Al bautizarlo le impusieron el nombre de Bruno. Estaba emparentado con los emperadores alemanes. De muy niño frecuentó la escuela episcopal de Toul llamando la atención a maestros y compañeros por su ingenio y bondad nada comunes.
Como sacerdote destacó por sus virtudes hasta el punto de ser conocido como «el buen Bruno», capellán de su primo el emperador Conrado II.
Llamado al lado del Obispo Hermann de Toul trabajó con todas sus fuerzas por la reforma de las costumbres especialmente entre los clérigos. Se entregó a la vez a cuidar de los más pobres y necesitados. Tanto progresó en la virtud en cuantas empresas ponía la mano, que era conocido por todos como "el buen Bruno".

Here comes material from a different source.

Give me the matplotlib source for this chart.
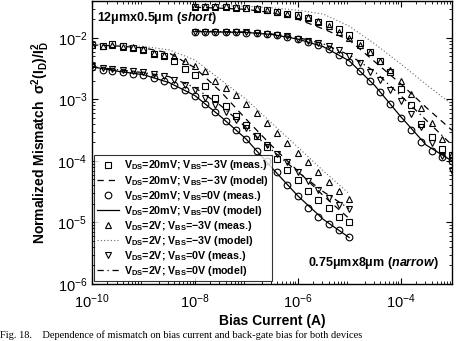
import numpy as np
import matplotlib
matplotlib.use("Agg")
import matplotlib.pyplot as plt

plt.rcParams['font.family'] = ['Liberation Sans', 'DejaVu Sans']
plt.rcParams['mathtext.fontset'] = 'custom'
plt.rcParams['mathtext.rm'] = 'Liberation Sans:bold'
plt.rcParams['mathtext.bf'] = 'Liberation Sans:bold'
plt.rcParams['mathtext.it'] = 'Liberation Sans:bold:italic'
plt.rcParams['mathtext.default'] = 'bf'

# ---- 0.75um x 8um (narrow) device, measured, bias current in A ----
bias_narrow = [1.0e-10, 1.6e-10, 2.5e-10, 4.0e-10, 6.3e-10,
               1.0e-9, 1.6e-9, 2.5e-9, 4.0e-9, 6.3e-9,
               1.0e-8, 1.6e-8, 2.5e-8, 4.0e-8, 6.3e-8,
               1.0e-7, 1.6e-7, 2.5e-7, 4.0e-7, 6.3e-7,
               1.0e-6, 1.6e-6, 2.5e-6, 4.0e-6, 6.3e-6, 1.0e-5]
narrow_20mV_m3V = [7.7e-3, 7.4e-3, 8.0e-3, 7.3e-3, 7.0e-3, 6.4e-3, 5.5e-3, 5.0e-3, 4.15e-3, 3.13e-3,
                   2.53e-3, 1.64e-3, 1.07e-3, 7.7e-4, 5.3e-4, 3.8e-4, 2.53e-4, 1.68e-4, 1.08e-4, 7.2e-5,
                   4.9e-5, 3.3e-5, 2.29e-5, 1.73e-5, 1.24e-5, 1.0e-5]
narrow_20mV_0V = [3.37e-3, 3.05e-3, 2.86e-3, 2.76e-3, 2.63e-3, 2.50e-3, 2.24e-3, 1.97e-3, 1.75e-3, 1.45e-3,
                  1.13e-3, 8.3e-4, 6.2e-4, 4.4e-4, 3.16e-4, 2.32e-4, 1.47e-4, 1.0e-4, 6.6e-5, 4.1e-5,
                  2.65e-5, 1.73e-5, 1.24e-5, 9.3e-6, 7.5e-6, 5.9e-6]
narrow_2V_m3V = [7.57e-3, 7.3e-3, 7.57e-3, 7.24e-3, 7.08e-3, 6.57e-3, 5.8e-3, 5.32e-3, 5.13e-3, 4.3e-3,
                 3.54e-3, 2.86e-3, 2.02e-3, 1.54e-3, 1.20e-3, 8.3e-4, 6.1e-4, 4.2e-4, 2.9e-4, 1.95e-4,
                 1.35e-4, 9.5e-5, 6.6e-5, 4.5e-5, 3.3e-5, 2.44e-5]
narrow_2V_0V = [3.47e-3, 3.28e-3, 3.10e-3, 2.99e-3, 2.88e-3, 2.78e-3, 2.63e-3, 2.38e-3, 2.10e-3, 1.75e-3,
                1.41e-3, 1.07e-3, 8.0e-4, 6.2e-4, 4.6e-4, 3.4e-4, 2.53e-4, 1.81e-4, 1.30e-4, 9.5e-5,
                6.6e-5, 4.75e-5, 3.4e-5, 2.48e-5, 1.95e-5, 1.68e-5]

# narrow device, model curves
model_bias_narrow = [1e-10, 3.16e-10, 1e-9, 3.16e-9, 1e-8, 3.16e-8, 1e-7, 3.16e-7, 1e-6, 3.16e-6, 1e-5]
narrow_model_20mV_m3V = [7.7e-3, 7.4e-3, 6.9e-3, 5.7e-3, 3.28e-3, 1.35e-3, 4.75e-4, 1.75e-4, 6.9e-5, 2.72e-5, 1.16e-5]
narrow_model_20mV_0V = [3.4e-3, 2.88e-3, 2.53e-3, 1.88e-3, 1.16e-3, 5.3e-4, 2.26e-4, 7.7e-5, 2.72e-5, 1.12e-5, 5.7e-6]
narrow_model_2V_m3V = [8.0e-3, 7.7e-3, 7.3e-3, 6.4e-3, 4.4e-3, 2.10e-3, 1.0e-3, 4.1e-4, 1.68e-4, 6.9e-5, 2.94e-5]
narrow_model_2V_0V = [3.4e-3, 3.05e-3, 2.73e-3, 2.35e-3, 1.56e-3, 8.0e-4, 3.5e-4, 1.5e-4, 6.65e-5, 3.16e-5, 1.68e-5]

# ---- 12um x 0.5um (short) device, measured ----
bias_short = [1.0e-8, 1.6e-8, 2.5e-8, 4.0e-8, 6.3e-8,
              1.0e-7, 1.6e-7, 2.5e-7, 4.0e-7, 6.3e-7,
              1.0e-6, 1.6e-6, 2.5e-6, 4.0e-6, 6.3e-6,
              1.0e-5, 1.6e-5, 2.5e-5, 4.0e-5, 6.3e-5,
              1.0e-4, 1.6e-4, 2.5e-4, 4.0e-4, 6.3e-4, 1.0e-3]
short_20mV_m3V = [3.22e-2, 3.18e-2, 3.16e-2, 3.14e-2, 3.1e-2, 3.05e-2, 2.94e-2, 2.83e-2, 2.66e-2, 2.5e-2,
                  2.35e-2, 2.08e-2, 1.83e-2, 1.68e-2, 1.38e-2, 1.12e-2, 8.4e-3, 6.0e-3, 4.18e-3, 2.76e-3,
                  1.49e-3, 8.0e-4, 3.95e-4, 2.41e-4, 1.56e-4, 1.25e-4]
short_20mV_0V = [1.26e-2, 1.25e-2, 1.24e-2, 1.236e-2, 1.23e-2, 1.22e-2, 1.19e-2, 1.15e-2, 1.10e-2, 1.05e-2,
                 9.5e-3, 8.7e-3, 7.7e-3, 6.57e-3, 5.22e-3, 4.0e-3, 2.94e-3, 1.97e-3, 1.34e-3, 8.3e-4,
                 5.07e-4, 3.16e-4, 2.05e-4, 1.45e-4, 1.18e-4, 1.0e-4]
short_2V_m3V = [3.28e-2, 3.28e-2, 3.28e-2, 3.28e-2, 3.2e-2, 3.13e-2, 3.02e-2, 2.9e-2, 2.68e-2, 2.44e-2,
                2.26e-2, 2.16e-2, 1.88e-2, 1.59e-2, 1.27e-2, 9.9e-3, 7.7e-3, 6.0e-3, 4.3e-3, 2.97e-3,
                1.97e-3, 1.25e-3, 7.35e-4, 4.18e-4, 2.32e-4, 1.30e-4]
short_2V_0V = [1.27e-2, 1.26e-2, 1.25e-2, 1.24e-2, 1.236e-2, 1.23e-2, 1.20e-2, 1.17e-2, 1.13e-2, 1.08e-2,
               9.8e-3, 9.1e-3, 8.3e-3, 7.4e-3, 6.4e-3, 5.03e-3, 3.9e-3, 2.76e-3, 2.05e-3, 1.41e-3,
               9.4e-4, 5.7e-4, 3.6e-4, 1.95e-4, 1.19e-4, 6.9e-5]

# short device, model curves
model_bias_short = [1e-8, 3.16e-8, 1e-7, 3.16e-7, 1e-6, 3.16e-6, 1e-5, 3.16e-5, 1e-4, 3.16e-4, 1e-3]
short_model_20mV_m3V = [3.16e-2, 3.05e-2, 2.92e-2, 2.57e-2, 2.02e-2, 1.4e-2, 9.3e-3, 4.1e-3, 1.81e-3, 7.4e-4, 3.16e-4]
short_model_20mV_0V = [1.27e-2, 1.25e-2, 1.23e-2, 1.14e-2, 9.6e-3, 7.2e-3, 4.26e-3, 1.68e-3, 5.3e-4, 1.81e-4, 1.0e-4]
short_model_2V_m3V = [3.4e-2, 3.34e-2, 3.28e-2, 3.1e-2, 2.83e-2, 2.44e-2, 1.56e-2, 8.0e-3, 3.8e-3, 1.75e-3, 8.3e-4]
short_model_2V_0V = [1.30e-2, 1.27e-2, 1.25e-2, 1.16e-2, 1.02e-2, 8.0e-3, 5.3e-3, 2.83e-3, 1.16e-3, 4.6e-4, 1.81e-4]

labels = [r'V$_{DS}$=20mV; V$_{BS}$=$-$3V (meas.)',
          r'V$_{DS}$=20mV; V$_{BS}$=$-$3V (model)',
          r'V$_{DS}$=20mV; V$_{BS}$=0V (meas.)',
          r'V$_{DS}$=20mV; V$_{BS}$=0V (model)',
          r'V$_{DS}$=2V; V$_{BS}$=$-$3V (meas.)',
          r'V$_{DS}$=2V; V$_{BS}$=$-$3V (model)',
          r'V$_{DS}$=2V; V$_{BS}$=0V (meas.)',
          r'V$_{DS}$=2V; V$_{BS}$=0V (model)']


fig = plt.figure(figsize=(4.74, 3.41), dpi=100)
ax = fig.add_axes([0.1941, 0.1672, 0.7595, 0.830])

mk = dict(linestyle='none', mfc='none', mec='black', mew=0.8, ms=4.8)
ln = dict(color='black', lw=0.9)

handles = []
for xb, xm, meas, model in [
        (bias_narrow, model_bias_narrow,
         [narrow_20mV_m3V, narrow_20mV_0V, narrow_2V_m3V, narrow_2V_0V],
         [narrow_model_20mV_m3V, narrow_model_20mV_0V, narrow_model_2V_m3V, narrow_model_2V_0V]),
        (bias_short, model_bias_short,
         [short_20mV_m3V, short_20mV_0V, short_2V_m3V, short_2V_0V],
         [short_model_20mV_m3V, short_model_20mV_0V, short_model_2V_m3V, short_model_2V_0V])]:
    h = []
    h += ax.plot(xb, meas[0], marker='s', **mk)
    h += ax.plot(xm, model[0], linestyle=(0, (5, 4)), **ln)
    h += ax.plot(xb, meas[1], marker='o', **mk)
    h += ax.plot(xm, model[1], linestyle='-', **ln)
    h += ax.plot(xb, meas[2], marker='^', **mk)
    h += ax.plot(xm, model[2], linestyle=(0, (1, 2)), color='0.4', lw=0.8)
    h += ax.plot(xb, meas[3], marker='v', **mk)
    h += ax.plot(xm, model[3], linestyle=(0, (5, 3, 1, 3)), **ln)
    handles = h

ax.set_xscale('log')
ax.set_yscale('log')
ax.set_xlim(1e-10, 1e-3)
ax.set_ylim(1e-6, 4e-2)
ax.set_xticks([1e-10, 1e-8, 1e-6, 1e-4])
ax.set_yticks([1e-6, 1e-5, 1e-4, 1e-3, 1e-2])
ax.tick_params(which='both', direction='in', top=True, right=True, labelsize=10.5)
ax.tick_params(which='major', length=4)
ax.tick_params(which='minor', length=2)
ax.tick_params(axis='x', pad=6)

for s in ax.spines.values():
    s.set_linewidth(1.0)

ax.set_xlabel('Bias Current (A)', fontsize=10, fontweight='bold', labelpad=2)
ax.set_ylabel(r'Normalized Mismatch  $\sigma^2(I_D)/I_D^2$', fontsize=10, fontweight='bold', labelpad=4)

leg = ax.legend(handles, labels, loc='lower left', bbox_to_anchor=(0.006, 0.01),
                fontsize=7.7, frameon=True, fancybox=False, edgecolor='black',
                handlelength=2.0, handletextpad=0.5, labelspacing=0.1,
                borderpad=0.3, borderaxespad=0.0)
leg.get_frame().set_linewidth(0.8)
for t in leg.get_texts():
    t.set_fontweight('bold')

ax.text(0.014, 0.94, r'12$\mu$mx0.5$\mu$m ($\mathit{short}$)', transform=ax.transAxes,
        fontsize=9, fontweight='bold', ha='left', va='center')
ax.text(0.964, 0.074, r'0.75$\mu$mx8$\mu$m ($\mathit{narrow}$)', transform=ax.transAxes,
        fontsize=9, fontweight='bold', ha='right', va='center')

fig.text(0.0, 0.003, 'Fig. 18.    Dependence of mismatch on bias current and back-gate bias for both devices',
         fontsize=7.5, family='Liberation Serif', ha='left', va='bottom')

fig.savefig('out.png', dpi=100)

Muerto el obispo Hermann fue elegido por el pueblo y por el clero para sucederle como obispo de Toul. Se entregó de lleno a la misión y no se arredraba ante dificultad alguna. Fue con el ejemplo de su vida, sobre todo, el arma con que más trabajó para atajar tanto mal como se había ido introduciendo entre el clero. Era intransigente con los abusos y, sobre todo, era duro consigo mismo no permitiéndose a sí ni a los suyos obra alguna que pudiera escandalizar. Eligió como norma de su vida aquel dicho: "Vencer el mal por medio del bien". Se dio cuenta clara de que el futuro de la Iglesia estaba en la reforma de las grandes Ordenes religiosas y que una vez reformadas éstas, no sería tarea difícil reformar al resto. Era muy grande el influjo que ellas ejercían entre el clero y el pueblo llano sin olvidar hasta los mismos príncipes. Muy activo y enérgico, peregrinó por media Europa para corregir vigorosamente los peores abusos (sobre todo la simonía y el concubinato de los clérigos), defendiendo la supremacía pontificia, impulsando la reforma de Cluny, sentando las bases de lo que será el derecho canónico, oponiéndose a herejías y llamando a su lado como canciller al gran Hildebrando.
Los Papas Clemente II y Dámaso II apenas pudieron hacer nada con la reforma que quisieron introducir porque sus pontificados fueron efímeros. Los reyes en esta época tenían un influjo casi totalitario en la designación de los Papas. Así Enrique III el Negro en diciembre de 1048 convocó la Dieta de Worms y propuso a Bruno de Toul como candidato a sucesor de la silla de San Pedro y fue gustosamente aceptado por todos. A pesar de su resistencia hubo de aceptar porque veía ser la voluntad de Dios.
Desde un principio se puso en contacto con los hombres más prestigiosos y santos de su época y los que eran más inclinados a cortar con los abusos que poco a poco se habían ido introduciendo en la Iglesia. Este fue su gran acierto, ya que ayudado de ellos, y formando a otros como sucesores suyos, pudo la Iglesia encontrar su verdadero rostro afeado especialmente durante las últimas décadas. Estos fueron los principales: San Hugo de Cluny, el arzobispo Halinard de Lyon, San Pedro Damián y sobre todo el futuro Papa Gregorio VII, el gran Hildebrando.
León IX hizo comprender a todo el mundo que el Papa era quien gobernaba y no sólo presidía. Dictó leyes muy importantes y las hizo cumplir, especialmente a los príncipes y clérigos, sobre estos dos puntos que tanta necesidad tenían de una tajante reforma.
Una trayectoria ejemplar de padre que defiende la pureza de la fe y de las costumbres, y la independencia de la Iglesia, interviniendo en la política mundial para poner paz con un talante de bondad evangélica que desarmaba a sus mismos enemigos.
En este misterioso nudo de lo humano y lo trascendente que es siempre la Iglesia y su cabeza visible parece como si desde nuestra perspectiva los esfuerzos más admirables y los éxitos clamorosos tuviesen que estar siempre empañados por la imprudencia, el fracaso y el error, como si todo gobierno, incluso el de los sucesores de Pedro, llevara un estigma de grave imperfección.
Tan santo pontífice, con grandes dotes para serlo, vio iniciarse la polémica con el patriarca de Constantinopla que conduciría después de su muerte al cisma de Oriente, y su desafortunada guerra defensiva contra los normandos en el sur de Italia concluyó con una derrota y con el cautiverio del propio León.
Murió el 1054 y fue muy llorado por los romanos por su gran bondad.